▶ _Exercise details_: Return the material exactly, first line through the line containing "27, 28, 29];", and nothing more. Pictures stay out.

▶ _Given data_:
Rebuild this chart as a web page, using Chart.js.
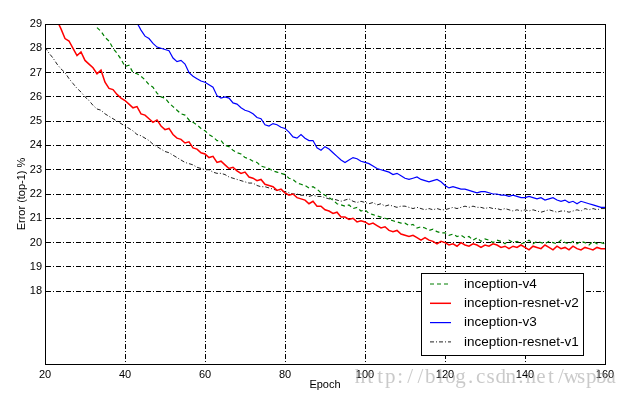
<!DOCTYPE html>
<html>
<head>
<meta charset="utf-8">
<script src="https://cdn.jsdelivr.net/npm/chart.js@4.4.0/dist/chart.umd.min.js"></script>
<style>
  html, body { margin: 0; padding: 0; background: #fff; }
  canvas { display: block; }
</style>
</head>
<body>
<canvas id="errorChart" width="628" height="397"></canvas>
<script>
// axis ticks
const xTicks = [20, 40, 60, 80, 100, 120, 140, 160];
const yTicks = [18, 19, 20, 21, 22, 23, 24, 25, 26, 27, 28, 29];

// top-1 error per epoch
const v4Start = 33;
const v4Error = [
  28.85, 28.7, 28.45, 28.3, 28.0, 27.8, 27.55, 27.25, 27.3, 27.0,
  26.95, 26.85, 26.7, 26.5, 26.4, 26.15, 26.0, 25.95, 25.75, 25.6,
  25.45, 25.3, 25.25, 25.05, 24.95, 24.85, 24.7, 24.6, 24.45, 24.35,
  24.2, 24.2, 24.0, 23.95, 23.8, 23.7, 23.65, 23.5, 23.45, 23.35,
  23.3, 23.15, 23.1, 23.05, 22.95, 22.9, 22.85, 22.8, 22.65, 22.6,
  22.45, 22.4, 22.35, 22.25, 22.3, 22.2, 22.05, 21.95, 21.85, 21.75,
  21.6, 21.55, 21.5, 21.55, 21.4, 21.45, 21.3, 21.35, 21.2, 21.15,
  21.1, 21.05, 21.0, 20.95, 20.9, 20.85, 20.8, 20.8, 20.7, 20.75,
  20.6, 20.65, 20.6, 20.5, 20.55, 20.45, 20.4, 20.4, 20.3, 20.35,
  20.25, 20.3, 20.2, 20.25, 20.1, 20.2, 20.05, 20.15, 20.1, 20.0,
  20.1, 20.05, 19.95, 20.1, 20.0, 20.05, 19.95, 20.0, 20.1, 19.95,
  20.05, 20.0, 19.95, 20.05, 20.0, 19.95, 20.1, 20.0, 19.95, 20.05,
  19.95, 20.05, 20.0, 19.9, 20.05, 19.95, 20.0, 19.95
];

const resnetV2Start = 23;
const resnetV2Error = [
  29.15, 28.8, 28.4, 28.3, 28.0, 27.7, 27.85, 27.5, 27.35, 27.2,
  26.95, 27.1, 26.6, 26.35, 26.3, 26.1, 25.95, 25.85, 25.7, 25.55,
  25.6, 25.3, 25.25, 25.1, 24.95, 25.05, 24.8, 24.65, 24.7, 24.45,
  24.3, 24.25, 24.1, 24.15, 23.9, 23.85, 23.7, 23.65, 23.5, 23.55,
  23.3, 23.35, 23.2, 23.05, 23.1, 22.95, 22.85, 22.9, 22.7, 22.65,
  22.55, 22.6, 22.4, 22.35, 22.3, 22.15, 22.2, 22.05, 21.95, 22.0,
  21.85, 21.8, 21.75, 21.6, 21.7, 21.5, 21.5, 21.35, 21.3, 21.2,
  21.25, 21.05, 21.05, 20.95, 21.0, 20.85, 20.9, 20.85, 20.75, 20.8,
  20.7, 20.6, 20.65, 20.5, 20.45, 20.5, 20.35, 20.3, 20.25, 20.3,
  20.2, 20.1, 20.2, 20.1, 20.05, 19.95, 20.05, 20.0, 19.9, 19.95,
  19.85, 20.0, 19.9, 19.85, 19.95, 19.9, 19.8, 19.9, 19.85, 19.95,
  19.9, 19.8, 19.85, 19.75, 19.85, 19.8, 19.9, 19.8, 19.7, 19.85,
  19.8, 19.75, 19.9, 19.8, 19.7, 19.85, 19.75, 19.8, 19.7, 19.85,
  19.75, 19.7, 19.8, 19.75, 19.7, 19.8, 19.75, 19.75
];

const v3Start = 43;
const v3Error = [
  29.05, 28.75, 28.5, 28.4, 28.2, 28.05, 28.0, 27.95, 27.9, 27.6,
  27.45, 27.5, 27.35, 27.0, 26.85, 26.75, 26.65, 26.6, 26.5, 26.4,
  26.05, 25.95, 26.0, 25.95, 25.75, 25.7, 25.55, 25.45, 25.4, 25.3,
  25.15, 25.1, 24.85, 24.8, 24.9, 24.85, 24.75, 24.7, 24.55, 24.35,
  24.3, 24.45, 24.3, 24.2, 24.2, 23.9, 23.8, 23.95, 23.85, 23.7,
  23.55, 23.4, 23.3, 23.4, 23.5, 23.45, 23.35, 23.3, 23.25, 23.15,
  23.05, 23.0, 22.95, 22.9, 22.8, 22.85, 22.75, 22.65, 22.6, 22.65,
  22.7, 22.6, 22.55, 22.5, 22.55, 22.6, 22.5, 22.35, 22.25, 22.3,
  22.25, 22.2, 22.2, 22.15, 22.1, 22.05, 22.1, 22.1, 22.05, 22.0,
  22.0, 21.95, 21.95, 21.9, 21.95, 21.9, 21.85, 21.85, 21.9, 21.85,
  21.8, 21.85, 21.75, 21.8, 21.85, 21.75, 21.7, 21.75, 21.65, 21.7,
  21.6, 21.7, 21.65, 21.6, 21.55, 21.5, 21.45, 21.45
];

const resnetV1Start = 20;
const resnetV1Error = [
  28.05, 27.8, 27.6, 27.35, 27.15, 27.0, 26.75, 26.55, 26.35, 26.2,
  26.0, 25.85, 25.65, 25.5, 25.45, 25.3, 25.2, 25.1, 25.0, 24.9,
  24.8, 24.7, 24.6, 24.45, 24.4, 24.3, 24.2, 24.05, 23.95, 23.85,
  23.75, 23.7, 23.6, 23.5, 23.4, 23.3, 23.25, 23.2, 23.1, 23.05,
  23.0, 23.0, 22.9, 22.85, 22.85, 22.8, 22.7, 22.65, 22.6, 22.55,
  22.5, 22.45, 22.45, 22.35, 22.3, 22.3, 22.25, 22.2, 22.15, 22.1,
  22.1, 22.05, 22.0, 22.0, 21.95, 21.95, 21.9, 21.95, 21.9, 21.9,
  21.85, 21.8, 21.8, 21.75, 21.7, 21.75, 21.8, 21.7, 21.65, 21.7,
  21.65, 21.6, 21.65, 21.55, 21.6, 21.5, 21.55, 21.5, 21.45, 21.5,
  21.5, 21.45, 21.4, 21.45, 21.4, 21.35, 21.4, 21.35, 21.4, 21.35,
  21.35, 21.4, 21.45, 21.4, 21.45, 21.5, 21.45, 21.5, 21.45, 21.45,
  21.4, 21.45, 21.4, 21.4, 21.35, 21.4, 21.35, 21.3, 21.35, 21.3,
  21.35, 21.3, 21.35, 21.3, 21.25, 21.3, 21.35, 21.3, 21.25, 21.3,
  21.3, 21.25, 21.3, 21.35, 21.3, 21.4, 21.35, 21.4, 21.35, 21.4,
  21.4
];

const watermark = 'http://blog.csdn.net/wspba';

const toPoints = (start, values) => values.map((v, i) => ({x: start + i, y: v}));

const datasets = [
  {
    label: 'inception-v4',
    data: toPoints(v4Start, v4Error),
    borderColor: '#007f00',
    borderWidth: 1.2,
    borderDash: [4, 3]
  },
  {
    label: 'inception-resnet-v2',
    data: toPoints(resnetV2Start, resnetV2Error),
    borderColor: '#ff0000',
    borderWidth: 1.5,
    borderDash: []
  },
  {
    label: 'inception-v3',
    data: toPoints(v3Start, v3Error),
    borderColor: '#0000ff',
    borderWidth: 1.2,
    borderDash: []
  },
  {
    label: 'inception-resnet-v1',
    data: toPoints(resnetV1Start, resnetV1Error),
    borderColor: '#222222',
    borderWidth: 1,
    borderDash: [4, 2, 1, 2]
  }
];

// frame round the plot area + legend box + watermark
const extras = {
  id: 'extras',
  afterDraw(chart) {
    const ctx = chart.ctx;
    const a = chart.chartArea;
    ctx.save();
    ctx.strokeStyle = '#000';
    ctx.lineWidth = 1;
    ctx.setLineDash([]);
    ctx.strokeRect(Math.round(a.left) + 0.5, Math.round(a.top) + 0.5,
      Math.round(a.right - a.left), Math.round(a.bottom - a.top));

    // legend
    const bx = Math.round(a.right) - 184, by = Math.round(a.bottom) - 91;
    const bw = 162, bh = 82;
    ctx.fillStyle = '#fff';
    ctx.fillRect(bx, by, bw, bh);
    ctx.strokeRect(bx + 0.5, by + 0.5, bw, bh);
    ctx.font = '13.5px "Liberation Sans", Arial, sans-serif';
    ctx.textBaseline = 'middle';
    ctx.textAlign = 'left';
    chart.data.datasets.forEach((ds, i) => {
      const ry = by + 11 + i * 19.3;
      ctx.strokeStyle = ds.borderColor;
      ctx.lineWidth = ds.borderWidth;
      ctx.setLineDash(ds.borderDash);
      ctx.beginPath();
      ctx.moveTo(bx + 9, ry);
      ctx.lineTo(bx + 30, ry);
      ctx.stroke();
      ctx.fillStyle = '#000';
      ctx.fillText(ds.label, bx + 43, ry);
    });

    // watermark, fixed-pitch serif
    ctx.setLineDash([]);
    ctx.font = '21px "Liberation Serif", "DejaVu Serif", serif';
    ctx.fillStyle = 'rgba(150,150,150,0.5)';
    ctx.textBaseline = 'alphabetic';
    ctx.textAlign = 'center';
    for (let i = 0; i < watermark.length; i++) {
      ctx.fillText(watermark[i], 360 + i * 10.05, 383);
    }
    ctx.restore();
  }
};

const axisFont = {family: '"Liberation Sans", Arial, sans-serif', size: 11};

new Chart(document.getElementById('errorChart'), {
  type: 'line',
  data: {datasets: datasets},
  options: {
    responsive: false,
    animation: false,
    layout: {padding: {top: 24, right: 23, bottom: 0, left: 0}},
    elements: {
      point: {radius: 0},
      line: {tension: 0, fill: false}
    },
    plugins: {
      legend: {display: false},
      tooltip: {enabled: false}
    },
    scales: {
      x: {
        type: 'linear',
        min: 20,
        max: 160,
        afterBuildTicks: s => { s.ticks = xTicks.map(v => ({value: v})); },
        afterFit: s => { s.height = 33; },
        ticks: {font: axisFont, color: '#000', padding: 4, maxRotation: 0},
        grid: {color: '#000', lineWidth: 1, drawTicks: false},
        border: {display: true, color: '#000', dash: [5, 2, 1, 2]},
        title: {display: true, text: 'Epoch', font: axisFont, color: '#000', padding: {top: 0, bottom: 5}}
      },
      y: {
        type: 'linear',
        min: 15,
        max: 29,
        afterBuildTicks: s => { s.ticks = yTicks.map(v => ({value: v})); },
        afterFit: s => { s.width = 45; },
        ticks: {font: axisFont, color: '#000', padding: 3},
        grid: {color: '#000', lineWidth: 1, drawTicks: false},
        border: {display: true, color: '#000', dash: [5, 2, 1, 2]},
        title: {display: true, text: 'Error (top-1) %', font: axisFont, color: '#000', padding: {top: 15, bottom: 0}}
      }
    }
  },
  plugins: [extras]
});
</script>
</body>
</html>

▶ _Answer to this exercise_:
Rebuild this chart as a web page, using Chart.js.
<!DOCTYPE html>
<html>
<head>
<meta charset="utf-8">
<script src="https://cdn.jsdelivr.net/npm/chart.js@4.4.0/dist/chart.umd.min.js"></script>
<style>
  html, body { margin: 0; padding: 0; background: #fff; }
  canvas { display: block; }
</style>
</head>
<body>
<canvas id="errorChart" width="628" height="397"></canvas>
<script>
// axis ticks
const xTicks = [20, 40, 60, 80, 100, 120, 140, 160];
const yTicks = [18, 19, 20, 21, 22, 23, 24, 25, 26, 27, 28, 29];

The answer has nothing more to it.